Building a beautiful Pangenome
Building a beautiful Pangenome
Cool tech and human ingenuity are building a beautiful Pangenome. It has a curious backstory. For twenty years, geneticists at the Human Genome Project have been looking into the nano-spaces of our genome to get at the precious information. It’s been tough because DNA is bundled tightly into chromosomes and packed into the tiny nucleus in the cell.
They used NexGen technology to “see” and “read” the exact ATCG sequence on the chromosomes. Especially difficult are the telomeres, the bits at the end of our chromosomes, and the centromeres. Both have thousands of repeated segments of DNA.
Nevertheless, scientists slowly built the Reference Genome for the past two decades to give “the world a resource of detailed information about the structure, organization, and function of the complete set of human genes.”

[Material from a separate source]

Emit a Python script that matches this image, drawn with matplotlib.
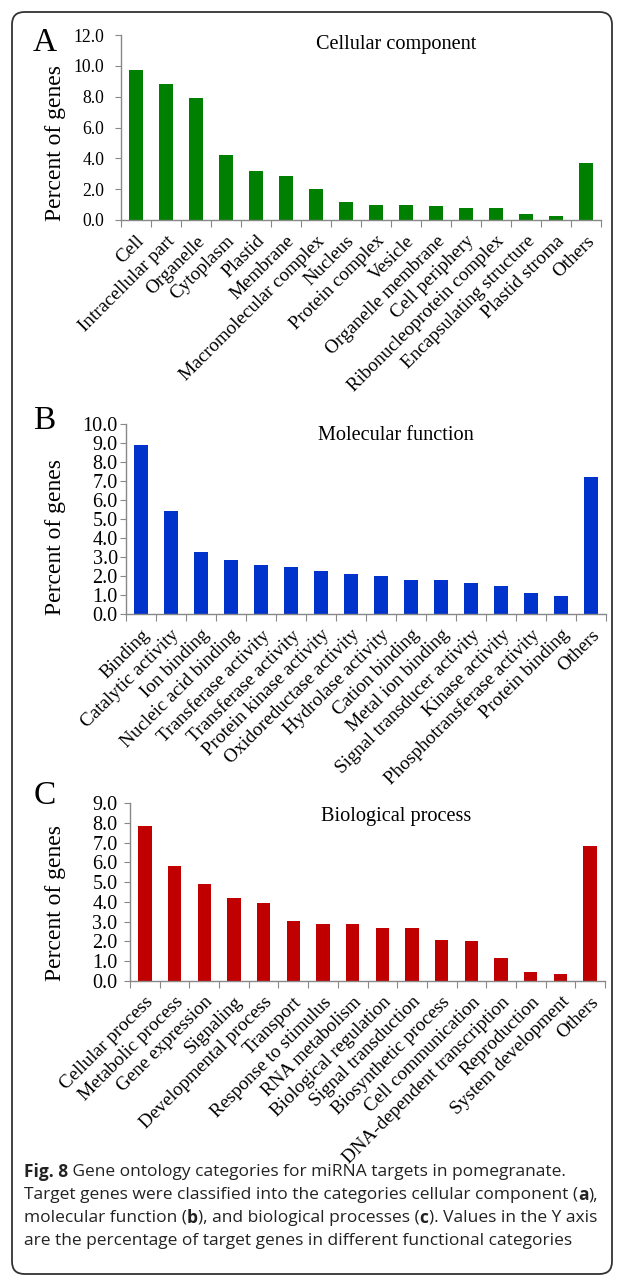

Scientists aren’t satisfied with the twenty-year-old Reference Genome. They’ve been frustrated with the limits of Nexgen’s “short-read” technology. There are gaps in the sequence data. It couldn’t make sense of long repeats nor see into the “dark zones.” Furthermore, just one Reference Genome has a diversity problem — it lacks the full spectrum of worldwide genetic variation.

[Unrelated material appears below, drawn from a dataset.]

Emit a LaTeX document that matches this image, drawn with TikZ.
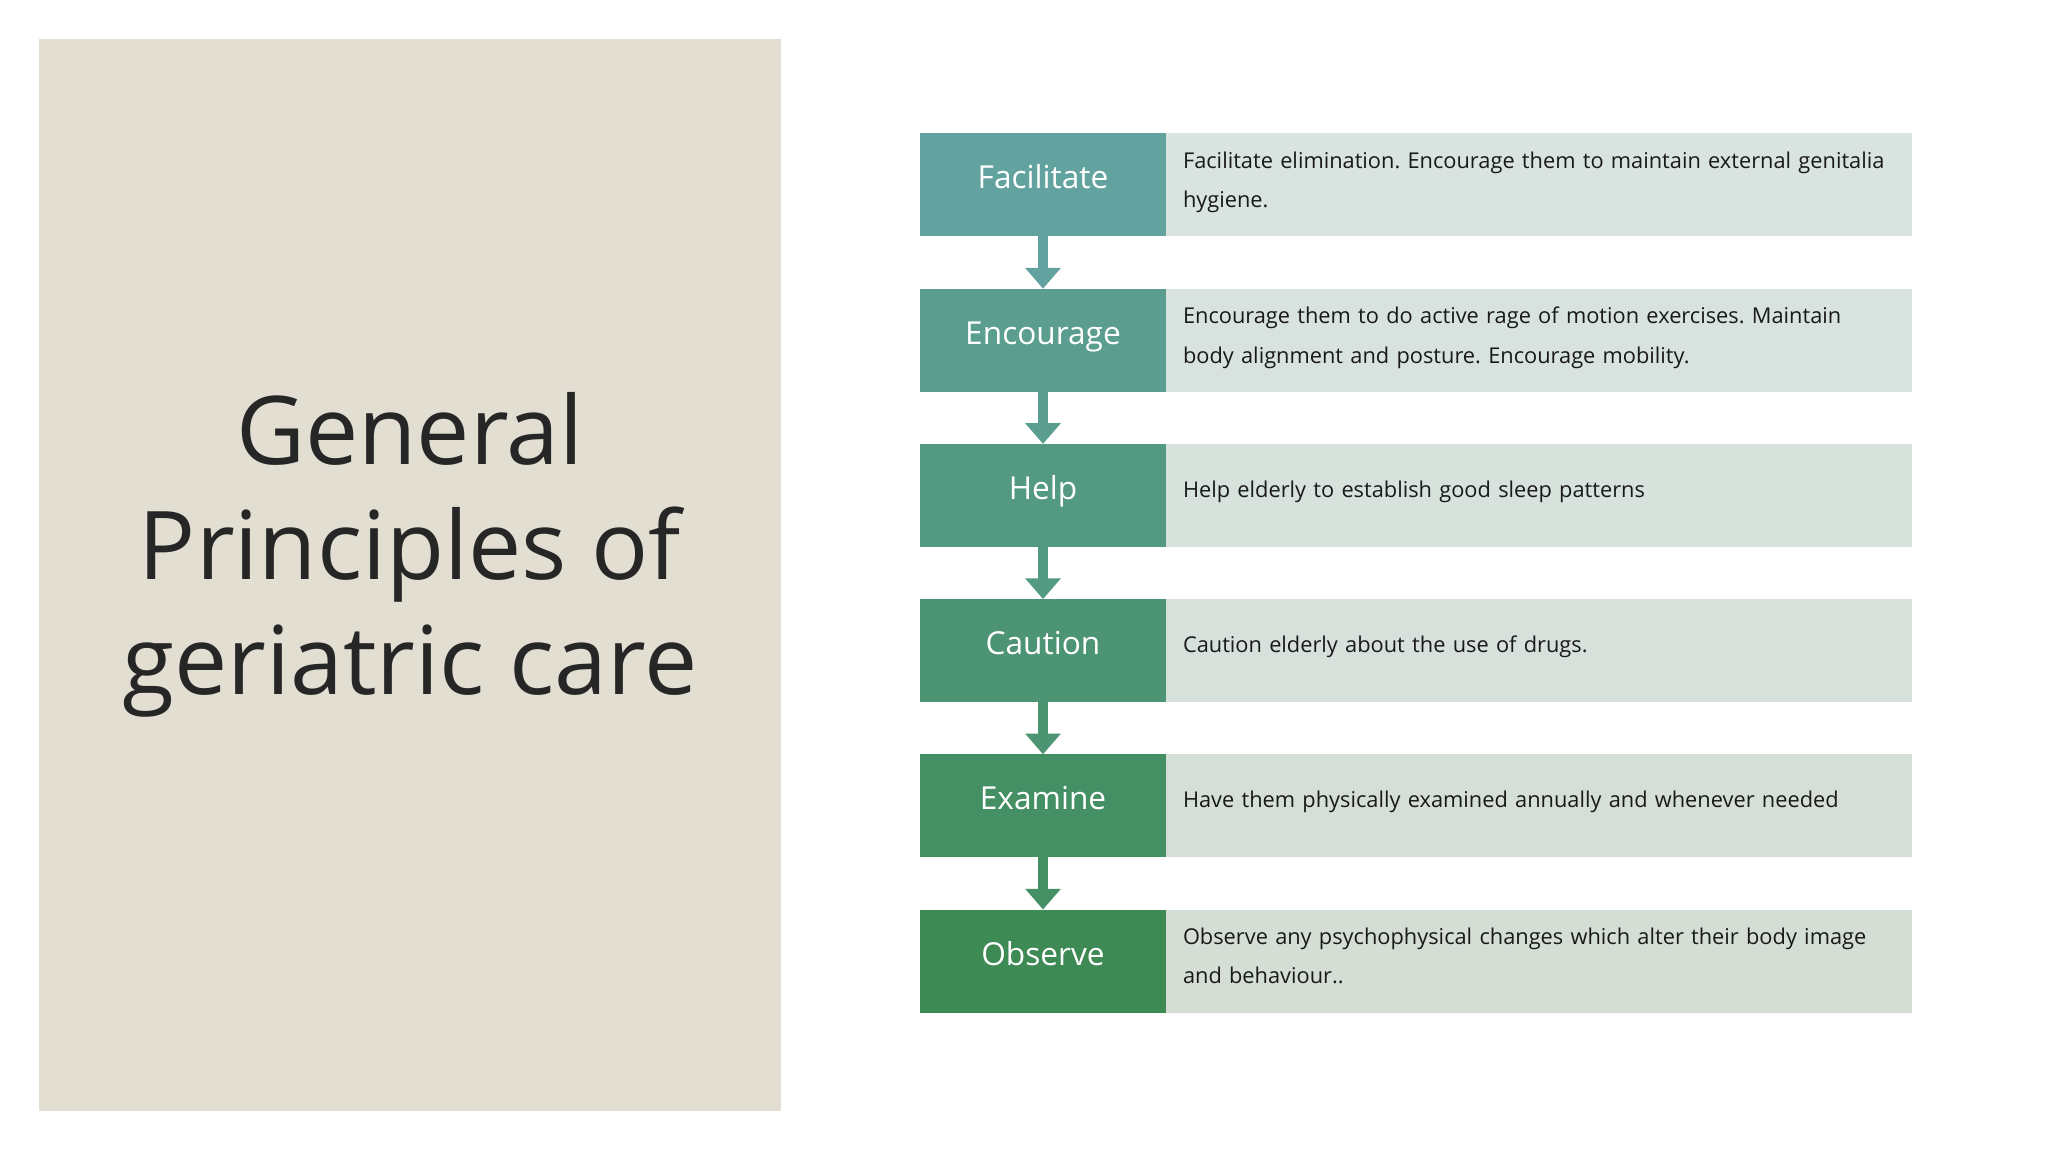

From an artistic perspective, we could say scientists are looking for all the colors of human variation. What a fantastic painter’s palette to have the full spectrum of human genetic diversity.
Now, with new “long-read” tech, they can “see every crater, every color, from something that only had the blurriest understanding of before.” And making thrilling discoveries: “researchers have uncovered more than 100 new genes that may be functional and have identified millions of genetic variations between people. Some of those differences probably play a role in diseases.”
Building the Pangenome. Data from the new long-read tech is the infrastructure for a new reference genome, the Human Pangenome. There is so much data (it’s called Big Data) that two projects are set up to sequence, map, and analyze it:
1) Telomere to Telomere Project fills the gaps by sequencing chromosomes end-to-end from people worldwide with diverse ancestry. They’ve already identified “hundreds of thousands of novel variants per sample — a new frontier for evolutionary and biomedical discovery.” More about the T2T project here.
2) Human Genome Reference Program will gather “high-quality gapless sequences from ancestrally diverse people.” It will consolidate data from many sources, such as the T2T project. Other researchers are improving sequence technology, and bioinformatics scientists are designing tools for better data analysis. More about the program here.
Put them together, and voila! Pulling data from a wide variety of sources will take years to sort and analyze. No more, just one Reference Genome. What started twenty years ago will expand into a worldwide compilation of hundreds of data sets for a unified representation of the human species — a beautiful Pangenome.
Finding wonder and beauty in the science-of-us. From an artistic perspective, we could say scientists are gathering all the subtle hues of human variation. And we are mining the new data for hidden gems. What can we imagine with the full spectrum of human genetic diversity? What would you write, draw, compose, sing about your genome?
Tips: Follow the science. Get your whole-genome data. And your inner artist and scientist will shine.